MrOlm / inStrain

Bioinformatics program inStrain
MIT License
137 stars 33 forks source link

Best practice to compare hundreds of samples #116

Closed zhaoc1 closed 1 year ago

zhaoc1 commented 2 years ago

Hi Matt,

I have a question about inStrain compare. I want to compare hundreds of instrain profiles and the current method is to provide the list of profiles and bamfiles via --bams. However there is an upper limit for a bash command-line length. I wonder if you can recommend the best practice to compare the inStrain profiles of hundreds of samples. Thank you.

Chunyu

MrOlm commented 2 years ago

Hi Chunyu,

Adding text-file input for profiles and bams is near the top of my instrain "To Do" list for this reason, but it's not available yet. A stupid work-around I've used is creating short paths / filenames for each input file / directory using syslinks, since it's the total character count of the command that causes this problem.

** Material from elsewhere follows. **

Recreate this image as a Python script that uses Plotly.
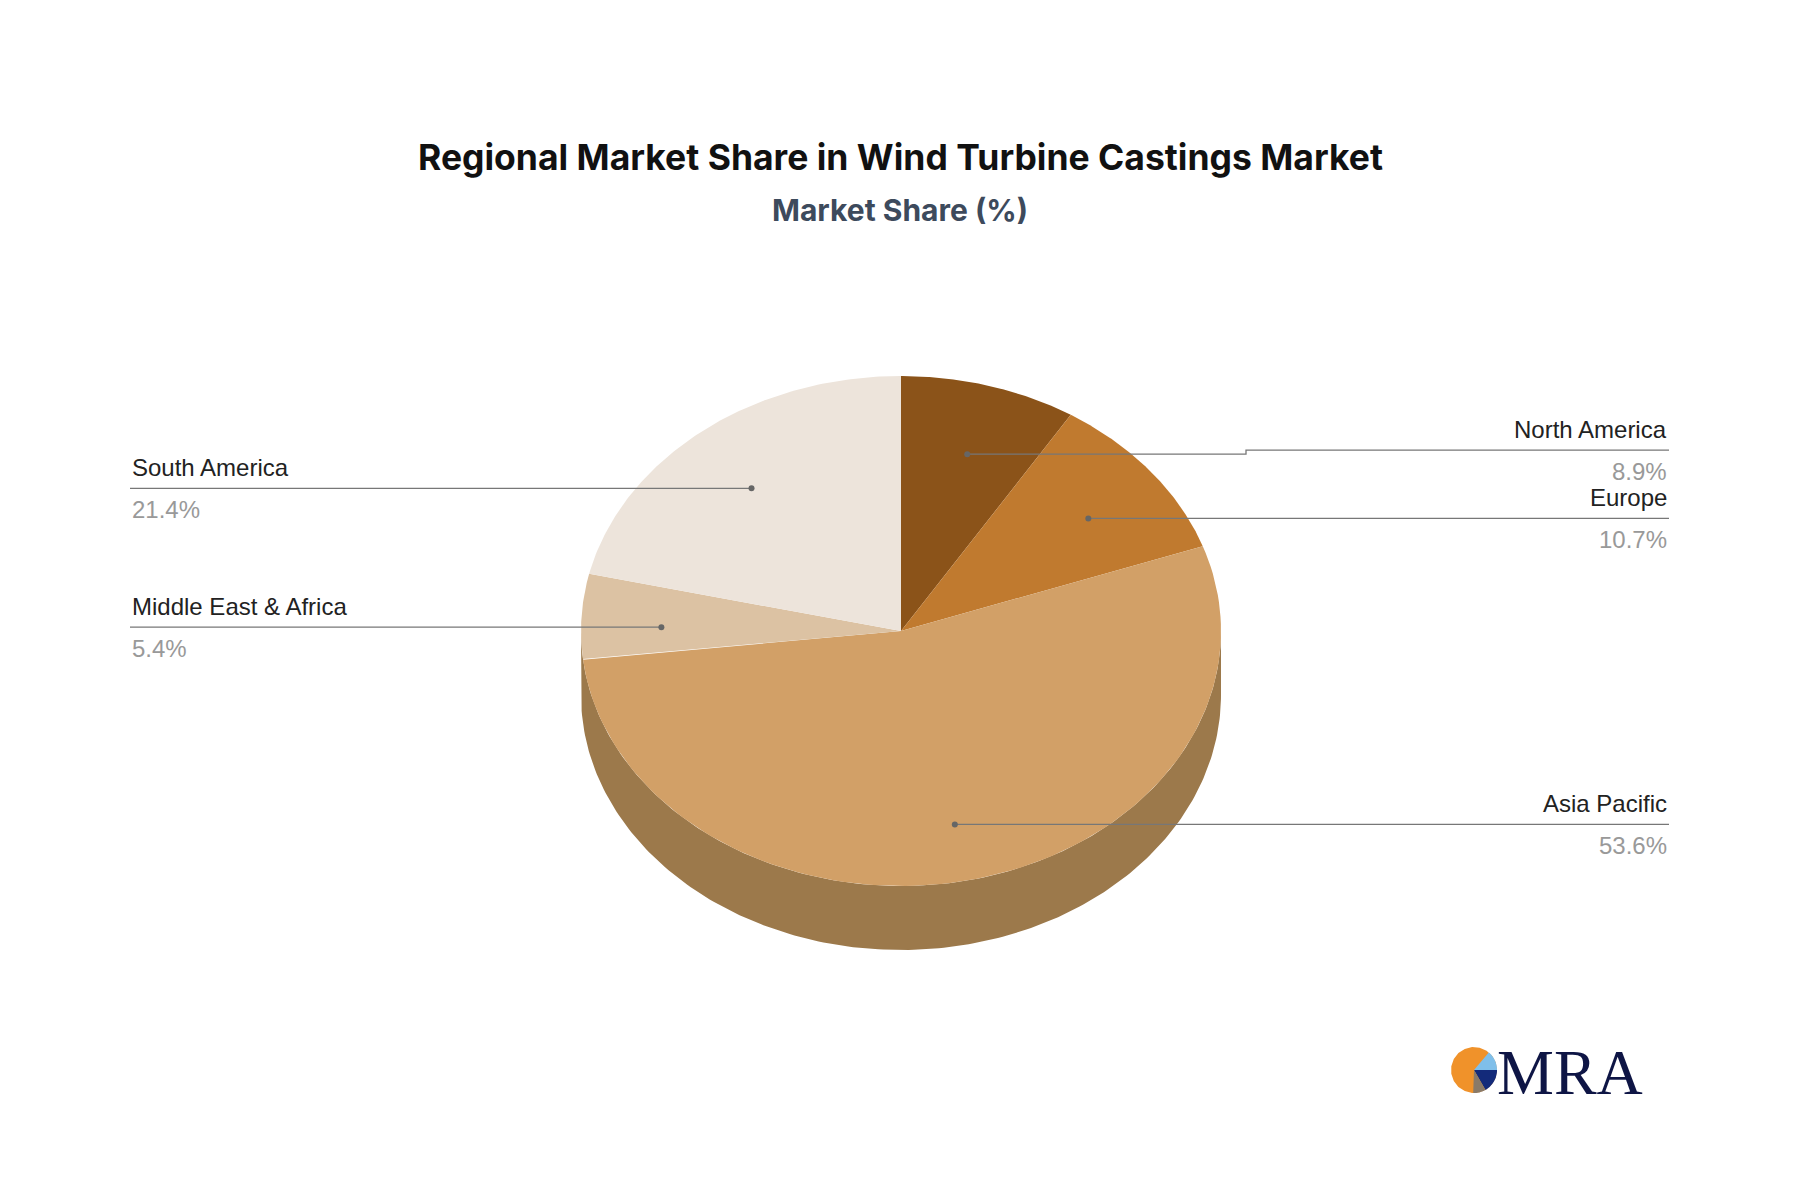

I will preemptively note, however, that running more than 80 samples starts to take a really long time. I've run up to 120 samples before, which takes a few days, but after that it takes a really really long time. That's because inStrain compare uses pair-wise comparisons, so it takes an exponentially-increasing about of time to run with more and more samples. If at all possible I would suggest breaking up your samples into smaller (potentially overlapping) groups of <80 samples to avoid this. I do also have plans of implementing a greedy clustering strategy to try and avoid this exponential problem, but that won't be ready for a long time.

Best, Matt

zhaoc1 commented 2 years ago

Thanks for the reply Matt! It makes sense to me. I will try our the short path option for sure. I was planning to run inStrain compare for about 110 samples. Now I need to think more about this plan.

Please feel free to close this issue.

Best, Chunyu